[Start of PROVIDED INFORMATION]

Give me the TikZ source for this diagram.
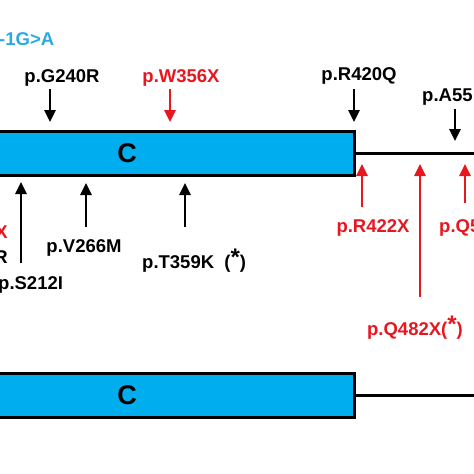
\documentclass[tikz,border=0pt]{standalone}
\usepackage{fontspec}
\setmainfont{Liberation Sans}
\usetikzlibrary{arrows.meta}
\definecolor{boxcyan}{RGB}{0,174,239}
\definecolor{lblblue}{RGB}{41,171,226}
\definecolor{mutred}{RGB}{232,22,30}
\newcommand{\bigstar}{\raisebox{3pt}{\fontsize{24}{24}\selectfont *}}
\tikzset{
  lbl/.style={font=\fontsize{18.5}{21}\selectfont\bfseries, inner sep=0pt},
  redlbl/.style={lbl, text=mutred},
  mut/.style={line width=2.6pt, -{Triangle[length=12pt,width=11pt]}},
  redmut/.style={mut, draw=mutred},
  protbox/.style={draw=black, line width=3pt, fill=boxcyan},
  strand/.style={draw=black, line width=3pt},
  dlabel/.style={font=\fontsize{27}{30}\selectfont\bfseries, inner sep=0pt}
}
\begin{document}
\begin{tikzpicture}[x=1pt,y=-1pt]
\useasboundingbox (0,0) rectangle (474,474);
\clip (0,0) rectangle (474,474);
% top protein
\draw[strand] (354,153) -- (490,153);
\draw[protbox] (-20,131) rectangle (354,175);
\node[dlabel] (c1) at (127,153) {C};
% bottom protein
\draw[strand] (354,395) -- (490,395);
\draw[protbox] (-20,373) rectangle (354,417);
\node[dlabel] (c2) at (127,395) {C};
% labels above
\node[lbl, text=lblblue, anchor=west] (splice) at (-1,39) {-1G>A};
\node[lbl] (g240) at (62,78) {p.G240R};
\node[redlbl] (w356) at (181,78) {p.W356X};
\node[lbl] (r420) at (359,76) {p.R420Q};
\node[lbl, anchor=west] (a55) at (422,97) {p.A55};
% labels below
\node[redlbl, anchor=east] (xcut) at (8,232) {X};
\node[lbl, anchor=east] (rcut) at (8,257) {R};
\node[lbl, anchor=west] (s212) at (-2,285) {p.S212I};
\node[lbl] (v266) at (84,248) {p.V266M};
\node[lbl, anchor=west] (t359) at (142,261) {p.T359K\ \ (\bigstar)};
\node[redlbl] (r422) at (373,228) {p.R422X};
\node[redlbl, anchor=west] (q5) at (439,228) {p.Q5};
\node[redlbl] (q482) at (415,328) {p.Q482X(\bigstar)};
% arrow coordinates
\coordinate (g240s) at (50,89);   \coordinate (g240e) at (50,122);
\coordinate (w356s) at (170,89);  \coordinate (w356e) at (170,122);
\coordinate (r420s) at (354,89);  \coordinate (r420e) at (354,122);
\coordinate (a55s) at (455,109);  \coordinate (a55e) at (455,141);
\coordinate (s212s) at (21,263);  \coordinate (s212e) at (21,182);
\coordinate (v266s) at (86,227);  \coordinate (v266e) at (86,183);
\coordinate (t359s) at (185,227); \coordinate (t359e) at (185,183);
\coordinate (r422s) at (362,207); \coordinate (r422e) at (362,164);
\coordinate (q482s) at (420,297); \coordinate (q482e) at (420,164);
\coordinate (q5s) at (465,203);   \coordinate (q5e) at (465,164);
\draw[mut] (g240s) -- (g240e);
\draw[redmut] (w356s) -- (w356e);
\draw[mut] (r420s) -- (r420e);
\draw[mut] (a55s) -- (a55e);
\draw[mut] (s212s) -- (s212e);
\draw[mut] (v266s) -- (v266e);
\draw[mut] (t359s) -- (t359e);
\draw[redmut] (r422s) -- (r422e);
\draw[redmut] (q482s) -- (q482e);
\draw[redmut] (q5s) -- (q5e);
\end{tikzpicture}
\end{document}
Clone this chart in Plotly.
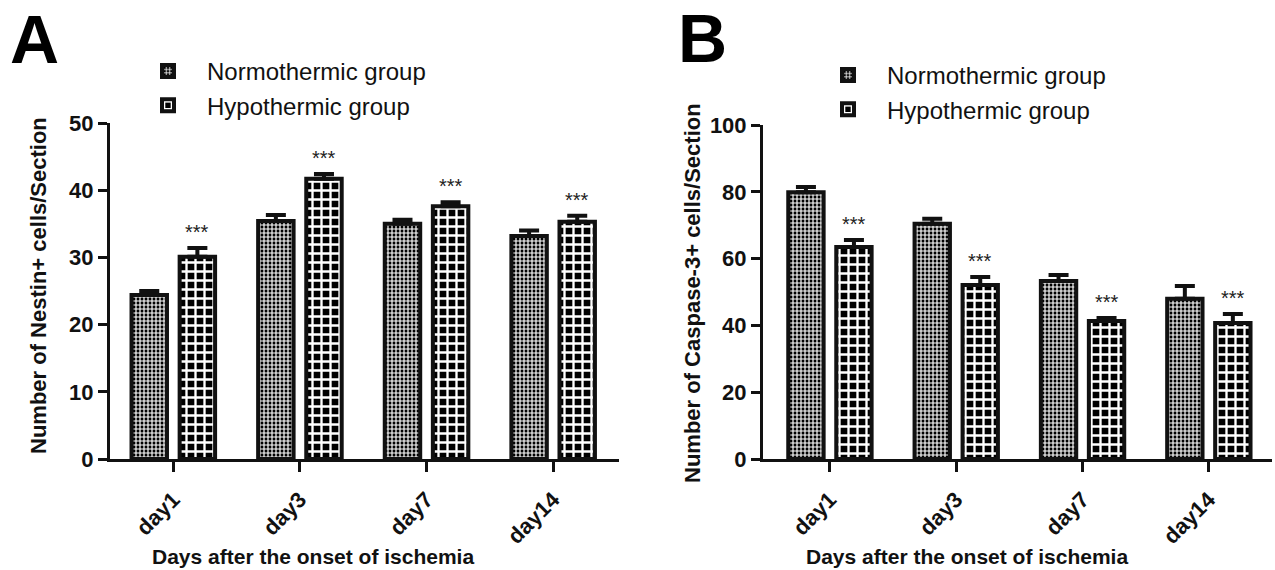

[End of PROVIDED INFORMATION]

▶ EXERCISE DESCRIPTION
Quote the records in full and exactly; skip any image.

▶ OUTPUT BELOW
Give me the TikZ source for this diagram.
\documentclass[tikz,border=0pt]{standalone}
\usepackage{fontspec}
\setmainfont{Liberation Sans}
\usetikzlibrary{arrows.meta}
\definecolor{boxcyan}{RGB}{0,174,239}
\definecolor{lblblue}{RGB}{41,171,226}
\definecolor{mutred}{RGB}{232,22,30}
\newcommand{\bigstar}{\raisebox{3pt}{\fontsize{24}{24}\selectfont *}}
\tikzset{
  lbl/.style={font=\fontsize{18.5}{21}\selectfont\bfseries, inner sep=0pt},
  redlbl/.style={lbl, text=mutred},
  mut/.style={line width=2.6pt, -{Triangle[length=12pt,width=11pt]}},
  redmut/.style={mut, draw=mutred},
  protbox/.style={draw=black, line width=3pt, fill=boxcyan},
  strand/.style={draw=black, line width=3pt},
  dlabel/.style={font=\fontsize{27}{30}\selectfont\bfseries, inner sep=0pt}
}
\begin{document}
\begin{tikzpicture}[x=1pt,y=-1pt]
\useasboundingbox (0,0) rectangle (474,474);
\clip (0,0) rectangle (474,474);
% top protein
\draw[strand] (354,153) -- (490,153);
\draw[protbox] (-20,131) rectangle (354,175);
\node[dlabel] (c1) at (127,153) {C};
% bottom protein
\draw[strand] (354,395) -- (490,395);
\draw[protbox] (-20,373) rectangle (354,417);
\node[dlabel] (c2) at (127,395) {C};
% labels above
\node[lbl, text=lblblue, anchor=west] (splice) at (-1,39) {-1G>A};
\node[lbl] (g240) at (62,78) {p.G240R};
\node[redlbl] (w356) at (181,78) {p.W356X};
\node[lbl] (r420) at (359,76) {p.R420Q};
\node[lbl, anchor=west] (a55) at (422,97) {p.A55};
% labels below
\node[redlbl, anchor=east] (xcut) at (8,232) {X};
\node[lbl, anchor=east] (rcut) at (8,257) {R};
\node[lbl, anchor=west] (s212) at (-2,285) {p.S212I};
\node[lbl] (v266) at (84,248) {p.V266M};
\node[lbl, anchor=west] (t359) at (142,261) {p.T359K\ \ (\bigstar)};
\node[redlbl] (r422) at (373,228) {p.R422X};
\node[redlbl, anchor=west] (q5) at (439,228) {p.Q5};
\node[redlbl] (q482) at (415,328) {p.Q482X(\bigstar)};
% arrow coordinates
\coordinate (g240s) at (50,89);   \coordinate (g240e) at (50,122);
\coordinate (w356s) at (170,89);  \coordinate (w356e) at (170,122);
\coordinate (r420s) at (354,89);  \coordinate (r420e) at (354,122);
\coordinate (a55s) at (455,109);  \coordinate (a55e) at (455,141);
\coordinate (s212s) at (21,263);  \coordinate (s212e) at (21,182);
\coordinate (v266s) at (86,227);  \coordinate (v266e) at (86,183);
\coordinate (t359s) at (185,227); \coordinate (t359e) at (185,183);
\coordinate (r422s) at (362,207); \coordinate (r422e) at (362,164);
\coordinate (q482s) at (420,297); \coordinate (q482e) at (420,164);
\coordinate (q5s) at (465,203);   \coordinate (q5e) at (465,164);
\draw[mut] (g240s) -- (g240e);
\draw[redmut] (w356s) -- (w356e);
\draw[mut] (r420s) -- (r420e);
\draw[mut] (a55s) -- (a55e);
\draw[mut] (s212s) -- (s212e);
\draw[mut] (v266s) -- (v266e);
\draw[mut] (t359s) -- (t359e);
\draw[redmut] (r422s) -- (r422e);
\draw[redmut] (q482s) -- (q482e);
\draw[redmut] (q5s) -- (q5e);
\end{tikzpicture}
\end{document}
Clone this chart in Plotly.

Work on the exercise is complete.